The popularity of the LS engine platform for swaps stems from its compact design, robust power output, and the vast availability of parts. Integrating this modern engine into a non-native chassis, however, introduces complexity, particularly with the electronic engine management system. Proper sensor integration is paramount for maintaining the performance and longevity the LS engine is known for. The Powertrain Control Module (PCM) relies heavily on accurate sensor data to manage combustion, making the incorporation of the knock sensor system a significant point of consideration for any swap project.
The Function of Knock Sensors in LS Engines
Engine knock, or detonation, describes an uncontrolled secondary combustion event where the remaining air-fuel mixture spontaneously ignites after the spark plug has fired. This secondary explosion creates a shockwave that travels through the engine, resulting in a distinct metallic “pinging” sound. LS engines utilize a piezoelectric knock sensor, which functions like a sophisticated microphone bolted to the engine block, designed to detect these specific high-frequency vibrations. The sensor converts the mechanical vibration energy into a small electrical voltage signal, which is then sent to the PCM.

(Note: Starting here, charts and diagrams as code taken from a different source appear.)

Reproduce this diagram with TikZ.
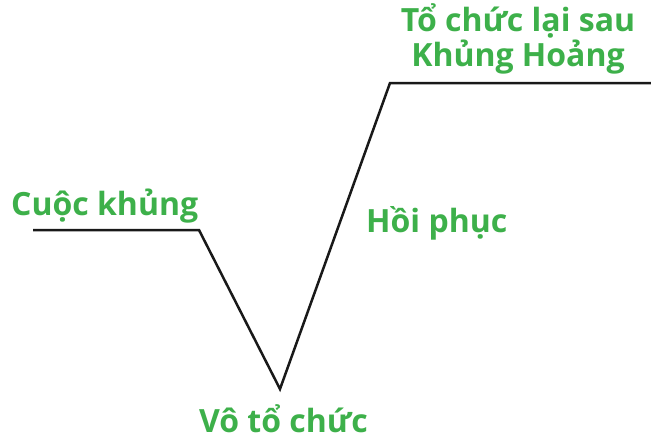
\documentclass[tikz,border=0pt]{standalone}
\usepackage{fontspec}
\setmainfont{Open Sans}
\definecolor{labelgreen}{RGB}{61,176,74}
\tikzset{lbl/.style={text=labelgreen, font=\fontsize{32}{28}\selectfont\bfseries, inner sep=0pt}}
\begin{document}
\begin{tikzpicture}[x=1pt,y=-1pt]
\useasboundingbox (0,0) rectangle (651,440);
\coordinate (p0) at (33,230);
\coordinate (p1) at (199,230);
\coordinate (p2) at (280,389);
\coordinate (p3) at (390,83);
\coordinate (p4) at (651,83);
\draw[line width=2.5pt, color=black!90] (p0) -- (p1) -- (p2) -- (p3) -- (p4);
\node[lbl, anchor=base west] (crisis) at (11,215){Cuộc khủng};
\node[lbl, anchor=base west] (chaos) at (199,432){Vô tổ chức};
\node[lbl, anchor=base west] (recover) at (366,232){Hồi phục};
\node[lbl, anchor=base, align=center] (reorg) at (518,66){Tổ chức lại sau\\Khủng Hoảng};
\end{tikzpicture}
\end{document}
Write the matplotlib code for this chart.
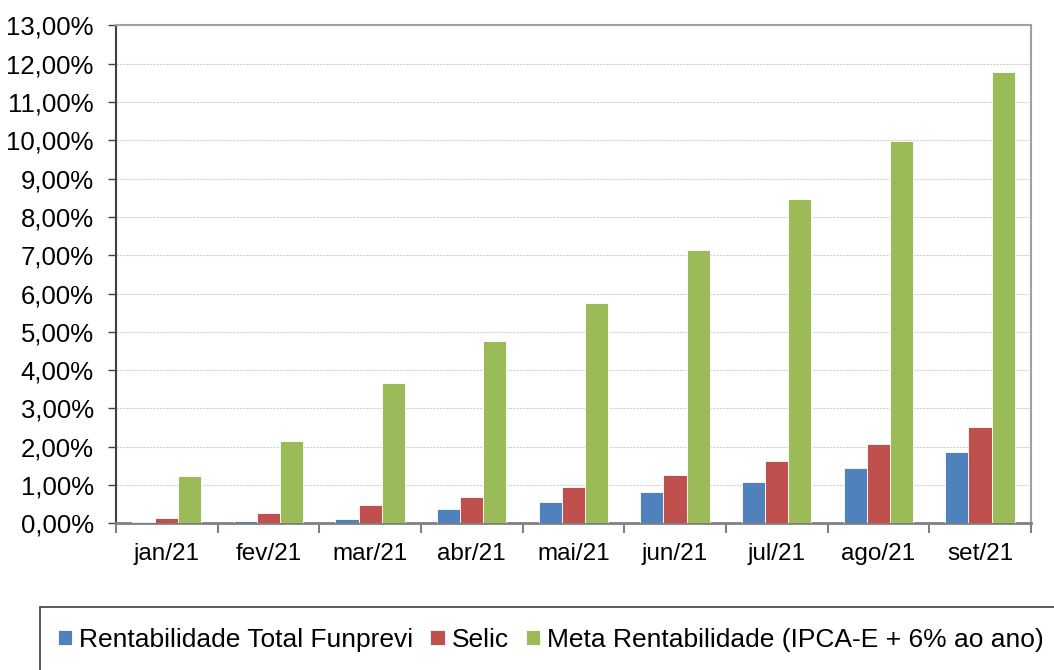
import numpy as np
import matplotlib.pyplot as plt
from matplotlib.patches import Rectangle
from matplotlib.ticker import FuncFormatter, MultipleLocator

plt.rcParams['font.family'] = ['Liberation Sans', 'DejaVu Sans']

meses = ['jan/21', 'fev/21', 'mar/21', 'abr/21', 'mai/21', 'jun/21', 'jul/21', 'ago/21', 'set/21']
funprevi = [0.03, 0.06, 0.11, 0.36, 0.55, 0.81, 1.07, 1.45, 1.86]
selic = [0.13, 0.27, 0.47, 0.69, 0.95, 1.26, 1.63, 2.07, 2.51]
meta = [1.24, 2.14, 3.66, 4.76, 5.75, 7.13, 8.47, 9.98, 11.78]

nomes = ['Rentabilidade Total Funprevi', 'Selic', 'Meta Rentabilidade (IPCA-E + 6% ao ano)']
cores = ['#4F81BD', '#C0504D', '#9BBB59']

fig = plt.figure(figsize=(10.54, 6.7), dpi=100)
ax = fig.add_axes([0.110, 0.219, 0.868, 0.743])

x = np.arange(len(meses))
w = 0.227
for i, (serie, cor, nome) in enumerate(zip([funprevi, selic, meta], cores, nomes)):
    ax.bar(x + (i - 1) * w, serie, w, color=cor, label=nome,
           edgecolor='white', linewidth=0.6, zorder=3)

ax.set_xlim(-0.5, len(meses) - 0.5)
ax.set_ylim(0, 13)
ax.yaxis.set_major_locator(MultipleLocator(1))
ax.yaxis.set_major_formatter(FuncFormatter(lambda v, p: f'{v:.2f}%'.replace('.', ',')))
ax.grid(axis='y', color='#d0d0d0', linestyle=(0, (2, 1)), linewidth=0.8, zorder=0)

# categorias no centro, marcas de divisao entre elas
ax.set_xticks(x)
ax.set_xticklabels(meses)
ax.set_xticks(np.arange(-0.5, len(meses)), minor=True)
ax.tick_params(axis='x', which='major', length=0, pad=14, labelsize=17.5)
ax.tick_params(axis='x', which='minor', length=7, width=1.5, color='#808080', direction='out')
ax.tick_params(axis='y', length=6, width=1, color='#404040', direction='out', labelsize=18.5, pad=10)

for lado in ['top', 'right']:
    ax.spines[lado].set_color('#a0a0a0')
    ax.spines[lado].set_linewidth(1.5)
ax.spines['left'].set_color('#404040')
ax.spines['left'].set_linewidth(1.5)
ax.spines['bottom'].set_color('#808080')
ax.spines['bottom'].set_linewidth(2)

# caixa da legenda
fig.patches.append(Rectangle((0.038, -0.1), 1.0, 0.194, transform=fig.transFigure,
                             fill=False, edgecolor='#404040', linewidth=1.2))
fig.legend(loc='center left', bbox_to_anchor=(0.045, 0.045), ncol=3, frameon=False,
           fontsize=19, handlelength=0.55, handleheight=0.55, handletextpad=0.25,
           columnspacing=0.65, borderaxespad=0)

fig.savefig('out.png', dpi=100)
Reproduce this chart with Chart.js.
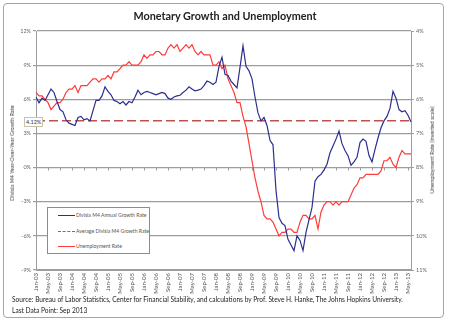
<!DOCTYPE html>
<html>
<head>
<meta charset="utf-8">
<script src="https://cdn.jsdelivr.net/npm/chart.js@4.4.0/dist/chart.umd.min.js"></script>
<style>
  body { margin: 0; background: #fff; }
  #wrap { position: relative; width: 450px; height: 322px; font-family: Lato, "Liberation Sans", sans-serif; color: #333; }
  #frame { position: absolute; left: 3px; top: 3px; width: 441px; height: 315px; border: 1px solid #a6a6a6; border-radius: 4px; box-sizing: border-box; }
  canvas { position: absolute; left: 0; top: 0; }
  .title { position: absolute; left: 0; width: 450px; top: 9px; text-align: center; font-size: 10.8px; font-weight: bold; color: #222; }
  .ytitle { position: absolute; font-size: 5.5px; color: #444; white-space: nowrap; transform: translate(-50%, -50%) rotate(-90deg); }
  #avgTag { position: absolute; left: 24px; top: 117px; padding: 0 1px; font-size: 5.5px; line-height: 8px; background: #fff; border: 1px solid #c9c4a8; color: #333; }
  #legend { position: absolute; left: 47px; top: 207px; width: 103px; height: 47px; box-sizing: border-box; border: 1px solid #8c8c8c; background: #fff; }
  .item { position: absolute; left: 10px; height: 6px; font-size: 5.1px; line-height: 6px; color: #555; white-space: nowrap; }
  .swatch { display: inline-block; width: 17px; height: 0; vertical-align: middle; margin-right: 1px; }
  .source { position: absolute; left: 12px; font-size: 6.6px; color: #222; white-space: nowrap; }
</style>
</head>
<body>
<div id="wrap">
  <div id="frame"></div>
  <canvas id="chart" width="450" height="322"></canvas>
  <div class="title">Monetary Growth and Unemployment</div>
  <div class="ytitle" style="left:12px; top:153px;">Divisia M4 Year-Over-Year Growth Rate</div>
  <div class="ytitle" style="left:432px; top:150px;">Unemployment Rate (inverted scale)</div>
  <div id="avgTag">4.12%</div>
  <div id="legend">
    <div class="item" style="top:4px;"><span class="swatch" style="border-top:1.3px solid #2b2f8f;"></span>Divisia M4 Annual Growth Rate</div>
    <div class="item" style="top:20px;"><span class="swatch" style="border-top:1.5px dashed #c0504d;"></span>Average Divisia M4 Growth Rate</div>
    <div class="item" style="top:35px;"><span class="swatch" style="border-top:1.3px solid #ff3b3b;"></span>Unemployment Rate</div>
  </div>
  <div class="source" style="top:295px;">Source: Bureau of Labor Statistics, Center for Financial Stability, and calculations by Prof. Steve H. Hanke, The Johns Hopkins University.</div>
  <div class="source" style="top:306px;">Last Data Point: Sep 2013</div>
</div>
<script>
// month labels, Jan-03 .. Jun-13
const monthNames = ["Jan", "Feb", "Mar", "Apr", "May", "Jun", "Jul", "Aug", "Sep", "Oct", "Nov", "Dec"];
const yearCodes = ["03", "04", "05", "06", "07", "08", "09", "10", "11", "12", "13"];
const months = [];
yearCodes.forEach((yy) => monthNames.forEach((m) => months.push(m + "-" + yy)));
months.length = 126;

// Divisia M4 year-over-year growth (%), left axis
const m4Growth = [
  6.2, 5.7, 6.1, 5.9, 6.4, 6.9, 6.6, 5.8, 5.1, 4.9, 4.2, 3.9, 3.8, 3.7, 4.4, 4.5, 4.2, 4.3, 4.1, 5.0,
  5.9, 5.9, 6.3, 7.1, 6.7, 6.4, 5.9, 5.8, 5.6, 5.8, 5.5, 5.8, 5.7, 6.2, 6.8, 6.4, 6.6, 6.7, 6.6, 6.5,
  6.4, 6.5, 6.6, 6.5, 6.1, 6.0, 6.2, 6.3, 6.35, 6.6, 6.8, 7.1, 6.9, 6.75, 6.8, 6.9, 7.2, 7.6, 7.5, 7.3,
  7.5, 8.9, 9.7, 8.2, 8.1, 7.6, 7.3, 7.0, 8.8, 10.7, 8.9, 8.5, 7.8, 6.2, 4.8, 4.1, 4.4, 3.7, 2.4, 2.0,
  -2.0, -4.4, -4.9, -5.1, -6.3, -6.8, -7.3, -6.0, -6.4, -7.3, -5.7, -4.6, -3.5, -1.2, -0.8, -0.6, -0.2, 0.3, 1.3, 1.9,
  2.5, 3.2, 2.1, 1.5, 1.05, 0.2, 0.5, 0.9, 2.2, 2.5, 2.3, 1.05, 0.5, 1.6, 2.6, 3.5, 4.1, 4.5, 5.2, 6.7,
  6.1, 5.1, 4.9, 5.0, 4.6, 4.0
];

// unemployment rate (%), right axis (inverted)
const unemployment = [
  5.8, 5.9, 5.9, 6.0, 6.1, 6.3, 6.2, 6.1, 6.1, 6.0, 5.8, 5.7,
  5.7, 5.6, 5.8, 5.6, 5.6, 5.6, 5.5, 5.4, 5.4, 5.5, 5.4, 5.4,
  5.3, 5.4, 5.2, 5.2, 5.1, 5.0, 5.0, 4.9, 5.0, 5.0, 5.0, 4.9,
  4.7, 4.8, 4.7, 4.7, 4.6, 4.6, 4.7, 4.7, 4.5, 4.4, 4.5, 4.4,
  4.6, 4.5, 4.4, 4.5, 4.4, 4.6, 4.7, 4.6, 4.7, 4.7, 4.7, 5.0,
  5.0, 4.9, 5.1, 5.0, 5.4, 5.6, 5.8, 6.1, 6.1, 6.5, 6.8, 7.3,
  7.8, 8.3, 8.7, 9.0, 9.4, 9.5, 9.5, 9.6, 9.8, 10.0, 9.9, 9.9,
  9.8, 9.8, 9.9, 9.9, 9.6, 9.4, 9.4, 9.5, 9.5, 9.4, 9.8, 9.3,
  9.1, 9.0, 9.0, 9.1, 9.0, 9.1, 9.0, 9.0, 9.0, 8.8, 8.6, 8.5,
  8.3, 8.3, 8.2, 8.2, 8.2, 8.2, 8.2, 8.1, 7.8, 7.8, 7.7, 7.9,
  8.0, 7.7, 7.5, 7.6, 7.6, 7.6
];

const avgGrowth = 4.12;
const leftTicks = [-9, -6, -3, 0, 3, 6, 9, 12];
const rightTicks = [4, 5, 6, 7, 8, 9, 10, 11];

const gridGray = "#9d9d9d";
const small = { family: "Lato, 'Liberation Sans', sans-serif", size: 5.5 };

// little tick marks on the 0% line, every 4 months
const zeroTicks = {
  id: "zeroTicks",
  beforeDatasetsDraw(chart) {
    const { ctx, scales } = chart;
    const y0 = scales.y.getPixelForValue(0);
    ctx.save();
    ctx.strokeStyle = gridGray;
    ctx.lineWidth = 1;
    for (let i = 0; i < months.length; i += 4) {
      const x = Math.round(scales.x.getPixelForValue(i)) + 0.5;
      ctx.beginPath();
      ctx.moveTo(x, y0);
      ctx.lineTo(x, y0 + 3);
      ctx.stroke();
    }
    ctx.restore();
  },
};

new Chart(document.getElementById("chart"), {
  type: "line",
  data: {
    labels: months,
    datasets: [
      {
        label: "Divisia M4 Annual Growth Rate",
        data: m4Growth,
        yAxisID: "y",
        borderColor: "#2b2f8f",
        borderWidth: 1.2,
        pointRadius: 0,
      },
      {
        label: "Unemployment Rate",
        data: unemployment,
        yAxisID: "y2",
        borderColor: "#ff3b3b",
        borderWidth: 1.2,
        pointRadius: 0,
      },
      {
        label: "Average Divisia M4 Growth Rate",
        data: [
          { x: months[0], y: avgGrowth },
          { x: months[months.length - 1], y: avgGrowth },
        ],
        yAxisID: "y",
        borderColor: "#c0504d",
        borderDash: [9, 4],
        borderWidth: 1.5,
        pointRadius: 0,
      },
    ],
  },
  options: {
    responsive: false,
    animation: false,
    layout: { padding: { top: 31, left: 0, right: 0, bottom: 26 } },
    plugins: { legend: { display: false }, tooltip: { enabled: false } },
    scales: {
      x: {
        grid: { display: false, drawTicks: false, tickLength: 0 },
        border: { color: gridGray, width: 1 },
        ticks: {
          autoSkip: false,
          minRotation: 90,
          maxRotation: 90,
          padding: 3,
          font: { ...small, size: 6 },
          color: "#555",
          callback: (v, i) => (i % 4 === 0 ? months[i] : null),
        },
        afterFit: (s) => { s.height = 26; },
      },
      y: {
        position: "left",
        min: leftTicks[0],
        max: leftTicks[leftTicks.length - 1],
        afterBuildTicks: (s) => { s.ticks = leftTicks.map((v) => ({ value: v })); },
        ticks: { callback: (v) => v + "%", font: small, color: "#666", padding: 2 },
        grid: { color: gridGray, lineWidth: 1.2, tickLength: 3 },
        border: { color: gridGray },
        afterFit: (s) => { s.width = 36; },
      },
      y2: {
        position: "right",
        reverse: true,
        min: rightTicks[0],
        max: rightTicks[rightTicks.length - 1],
        afterBuildTicks: (s) => { s.ticks = rightTicks.map((v) => ({ value: v })); },
        ticks: { callback: (v) => v + "%", font: small, color: "#666", padding: 2 },
        grid: { drawOnChartArea: false, color: gridGray, tickLength: 3 },
        border: { color: gridGray },
        afterFit: (s) => { s.width = 39; },
      },
    },
  },
  plugins: [zeroTicks],
});
</script>
</body>
</html>
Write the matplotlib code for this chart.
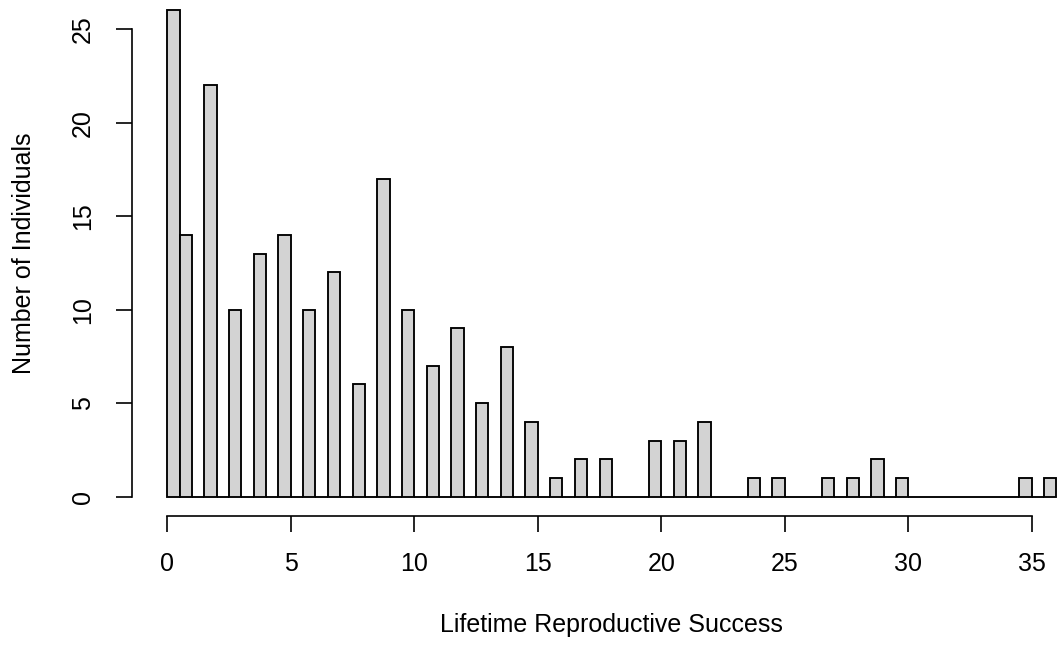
import numpy as np
import matplotlib
matplotlib.use("Agg")
import matplotlib.pyplot as plt

# Lifetime reproductive success: value -> number of individuals
lrs = np.arange(0, 37)
n_individuals = [26, 14, 22, 10, 13, 14, 10, 12, 6, 17,
                 10, 7, 9, 5, 8, 4, 1, 2, 2, 0,
                 3, 3, 4, 0, 1, 1, 0, 1, 1, 2,
                 1, 0, 0, 0, 0, 1, 1]
x_ticks = [0, 5, 10, 15, 20, 25, 30, 35]
y_ticks = [0, 5, 10, 15, 20, 25]

# R-style hist: breaks every 0.5, right-closed bins (first bin includes 0)
breaks = np.arange(0, 36.5, 0.5)
heights = np.zeros(len(breaks) - 1)
for v, c in zip(lrs, n_individuals):
    idx = 0 if v == 0 else int(round(v / 0.5)) - 1
    heights[idx] += c

plt.rcParams['font.family'] = ['Liberation Sans', 'DejaVu Sans']
fs = 18

fig = plt.figure(figsize=(10.63, 6.45), dpi=100)
ax = fig.add_axes([0.1239, 0.1998, 0.9034, 0.8141])

ax.bar(breaks[:-1], heights, width=0.5, align='edge',
       color='#d3d3d3', edgecolor='black', linewidth=1.35, clip_on=False)

ax.set_xlim(-1.44, 37.44)
ax.set_ylim(-1.04, 27.04)

for s in ['top', 'right']:
    ax.spines[s].set_visible(False)
ax.spines['left'].set_bounds(0, 25)
ax.spines['bottom'].set_bounds(0, 35)
for s in ['left', 'bottom']:
    ax.spines[s].set_linewidth(1.2)

ax.set_xticks(x_ticks)
ax.set_yticks(y_ticks)
ax.set_yticklabels([str(t) for t in y_ticks], rotation=90, va='center')
ax.tick_params(axis='both', length=11.5, width=1.2, labelsize=fs)
ax.tick_params(axis='x', pad=14)
ax.tick_params(axis='y', pad=15)

ax.set_xlabel('Lifetime Reproductive Success', fontsize=fs, va='center')
ax.xaxis.set_label_coords(0.5, -0.2074)
ax.set_ylabel('Number of Individuals', fontsize=fs, va='center')
ax.yaxis.set_label_coords(-0.112, 0.5)

fig.savefig('out.png', dpi=100)
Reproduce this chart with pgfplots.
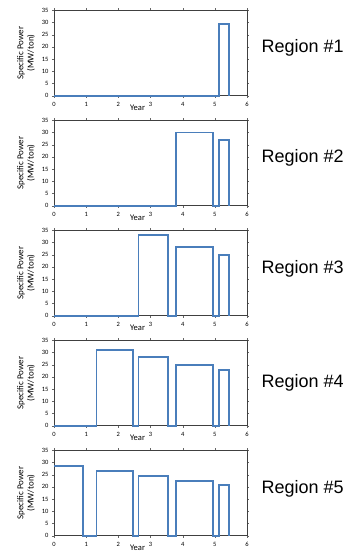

The PCM analyzes this electrical signal, filtering out normal engine noise to identify the resonant frequency signature unique to detonation. When knock is confirmed, the PCM immediately acts as the engine’s primary protection system by retarding the ignition timing. This retarding action pulls the spark event further away from top dead center, cooling the combustion chamber and stopping the uncontrolled burning before damage occurs. LS engines, especially those with increased compression ratios or forced induction, operate very close to the detonation threshold and depend on this constant feedback loop for safety and peak performance.
Risks of Operating Without Knock Sensors
Removing or disabling the knock sensor system eliminates the PCM’s ability to protect the engine from damaging combustion events. Without this electronic safety net, any sustained detonation goes unchecked, leading to rapid and catastrophic engine failure. Uncontrolled pressure spikes can quickly cause damage to internal components such as melted piston crowns, broken piston rings, or damaged cylinder heads. The absence of a functional knock sensor system removes the only mechanism the stock PCM has to react to poor fuel quality, excessive heat, or unexpected load conditions.
A tuner is forced to compensate for this missing protection by creating extremely conservative ignition timing maps. This approach involves pulling timing globally across the entire operating range to ensure the engine never reaches the detonation threshold, even under the worst-case scenario. This conservative timing severely limits the engine’s performance potential, resulting in a measurable loss of horsepower and torque compared to an engine that can safely run more aggressive timing. Operating with a perpetually retarded timing curve also negatively impacts fuel economy and overall engine efficiency.
Scenarios Where Knock Sensors Are Managed Differently
The necessity of the OEM knock sensor system is directly tied to the use of the factory PCM. If the LS engine is converted to run a carburetor setup, the factory PCM is typically removed entirely, making the original sensors irrelevant unless an aftermarket electronic ignition control box is used. Some aftermarket ignition systems offer optional knock detection inputs, which provide a layer of protection that a traditional mechanical distributor cannot. These systems often require specific, compatible knock sensors that may differ from the stock LS units.
High-performance standalone Engine Control Units (ECUs) are a common upgrade in LS swaps and offer more sophisticated engine management. These ECUs often use specialized, more sensitive knock sensors or different tuning methodologies to manage engine acoustics. Installers must confirm the specific requirements of their aftermarket ECU, as it may use a different sensor type or signal processing method than the stock PCM. The physical location and type of sensor used also vary between LS generations; for instance, Gen III engines use single-wire sensors mounted under the valley cover, while Gen IV engines use two-wire sensors mounted on the side of the engine block.
Mixing and matching components, such as installing a Gen IV engine with a Gen III PCM, requires specific conversion harnesses and often necessitates drilling and tapping the block to accept the physically larger Gen III-style sensors. Furthermore, improper sensor placement or poor wiring can lead to “false knock,” where the sensor picks up excessive noise from solid engine mounts or exhaust components, causing the PCM to unnecessarily pull timing. Relocating the sensors to a different part of the block may be necessary for header clearance but can alter sensitivity, requiring calibration adjustments within the PCM software.